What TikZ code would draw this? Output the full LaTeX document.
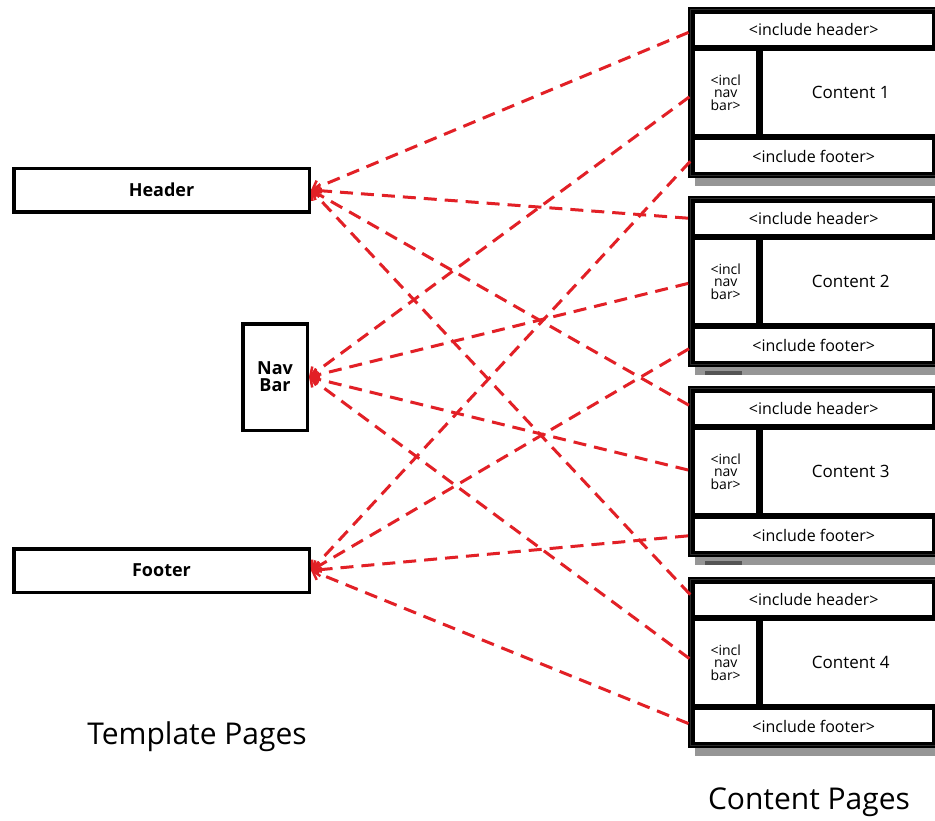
\documentclass[tikz,border=0pt]{standalone}
\usepackage{fontspec}
\setmainfont{Open Sans}
\usetikzlibrary{arrows.meta}
\definecolor{linkred}{RGB}{226,32,38}
\definecolor{shadowgray}{RGB}{150,150,150}
\definecolor{darkshadow}{RGB}{85,85,85}
\begin{document}
\begin{tikzpicture}[x=1pt,y=-1pt,
  tmpl/.style={draw=black, line width=3.5pt, fill=white, inner sep=0pt,
    align=center, font=\bfseries\fontsize{18}{17}\selectfont},
  pageframe/.style={fill=black, inner sep=0pt, anchor=north west,
    minimum width=250pt, minimum height=171pt},
  cell/.style={fill=white, inner sep=0pt, anchor=north west, align=center,
    font=\fontsize{16}{16}\selectfont},
  navcell/.style={cell, font=\fontsize{14}{12.5}\selectfont},
  caption/.style={font=\fontsize{30}{32}\selectfont},
  link/.style={draw=linkred, line width=3pt, dash pattern=on 13pt off 8pt,
    shorten <=7pt,
    -{Straight Barb[length=7pt,width=13pt,line width=2.5pt]}}
]
\useasboundingbox (0,0) rectangle (935,820);
\fill[white] (0,0) rectangle (935,820);

% template pages
\node[tmpl, minimum width=295.5pt, minimum height=43.5pt] (hdr) at (161.5,190) {Header};
\node[tmpl, minimum width=64.5pt, minimum height=106.5pt] (nav) at (275,377) {Nav\\Bar};
\node[tmpl, minimum width=295.5pt, minimum height=43.5pt] (ftr) at (161.5,570.5) {Footer};
\node[caption] (tlabel) at (197,737) {Template Pages};

% content pages
\foreach \i/\t in {1/7,2/196,3/386,4/577}{
  \fill[shadowgray] (695,\t+171) rectangle (940,\t+179);
  \node[pageframe] (p\i) at (688,\t) {};
  \draw[gray!35!black, line width=0.5pt] (690.5,\t+2.5) rectangle (940,\t+168.5);
  \node[cell, minimum width=237pt, minimum height=31pt] (h\i) at (695,\t+7) {<include header>};
  \node[navcell, minimum width=61pt, minimum height=83pt] (n\i) at (695,\t+44) {<incl\\nav\\bar>};
  \node[cell, minimum width=175pt, minimum height=83pt, font=\fontsize{17}{17}\selectfont] (c\i) at (763,\t+44) {Content \i};
  \node[cell, minimum width=237pt, minimum height=32pt] (f\i) at (695,\t+133) {<include footer>};
}
\fill[darkshadow] (705,371) rectangle (742,375);
\fill[darkshadow] (705,561) rectangle (742,565);
\node[caption] (clabel) at (809,802) {Content Pages};

% include links
\foreach \i in {1,2,3,4}{
  \draw[link] (h\i.west) -- (hdr.east);
  \draw[link] (n\i.west) -- (nav.east);
  \draw[link] (f\i.west) -- (ftr.east);
}
\end{tikzpicture}
\end{document}
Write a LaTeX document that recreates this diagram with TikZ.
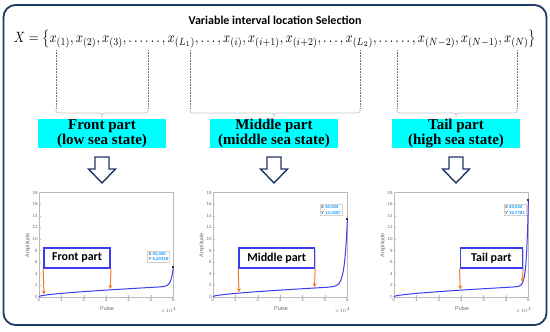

### What needs to be done:
Retype the whole listing, keeping every line identical and omitting all pictures.

### Expected answer:
What TikZ code would draw this? Output the full LaTeX document.
\documentclass[tikz,border=0pt]{standalone}
\usepackage{fontspec}
\setmainfont{Open Sans}
\usetikzlibrary{arrows.meta}
\definecolor{linkred}{RGB}{226,32,38}
\definecolor{shadowgray}{RGB}{150,150,150}
\definecolor{darkshadow}{RGB}{85,85,85}
\begin{document}
\begin{tikzpicture}[x=1pt,y=-1pt,
  tmpl/.style={draw=black, line width=3.5pt, fill=white, inner sep=0pt,
    align=center, font=\bfseries\fontsize{18}{17}\selectfont},
  pageframe/.style={fill=black, inner sep=0pt, anchor=north west,
    minimum width=250pt, minimum height=171pt},
  cell/.style={fill=white, inner sep=0pt, anchor=north west, align=center,
    font=\fontsize{16}{16}\selectfont},
  navcell/.style={cell, font=\fontsize{14}{12.5}\selectfont},
  caption/.style={font=\fontsize{30}{32}\selectfont},
  link/.style={draw=linkred, line width=3pt, dash pattern=on 13pt off 8pt,
    shorten <=7pt,
    -{Straight Barb[length=7pt,width=13pt,line width=2.5pt]}}
]
\useasboundingbox (0,0) rectangle (935,820);
\fill[white] (0,0) rectangle (935,820);

% template pages
\node[tmpl, minimum width=295.5pt, minimum height=43.5pt] (hdr) at (161.5,190) {Header};
\node[tmpl, minimum width=64.5pt, minimum height=106.5pt] (nav) at (275,377) {Nav\\Bar};
\node[tmpl, minimum width=295.5pt, minimum height=43.5pt] (ftr) at (161.5,570.5) {Footer};
\node[caption] (tlabel) at (197,737) {Template Pages};

% content pages
\foreach \i/\t in {1/7,2/196,3/386,4/577}{
  \fill[shadowgray] (695,\t+171) rectangle (940,\t+179);
  \node[pageframe] (p\i) at (688,\t) {};
  \draw[gray!35!black, line width=0.5pt] (690.5,\t+2.5) rectangle (940,\t+168.5);
  \node[cell, minimum width=237pt, minimum height=31pt] (h\i) at (695,\t+7) {<include header>};
  \node[navcell, minimum width=61pt, minimum height=83pt] (n\i) at (695,\t+44) {<incl\\nav\\bar>};
  \node[cell, minimum width=175pt, minimum height=83pt, font=\fontsize{17}{17}\selectfont] (c\i) at (763,\t+44) {Content \i};
  \node[cell, minimum width=237pt, minimum height=32pt] (f\i) at (695,\t+133) {<include footer>};
}
\fill[darkshadow] (705,371) rectangle (742,375);
\fill[darkshadow] (705,561) rectangle (742,565);
\node[caption] (clabel) at (809,802) {Content Pages};

% include links
\foreach \i in {1,2,3,4}{
  \draw[link] (h\i.west) -- (hdr.east);
  \draw[link] (n\i.west) -- (nav.east);
  \draw[link] (f\i.west) -- (ftr.east);
}
\end{tikzpicture}
\end{document}
Write a LaTeX document that recreates this diagram with TikZ.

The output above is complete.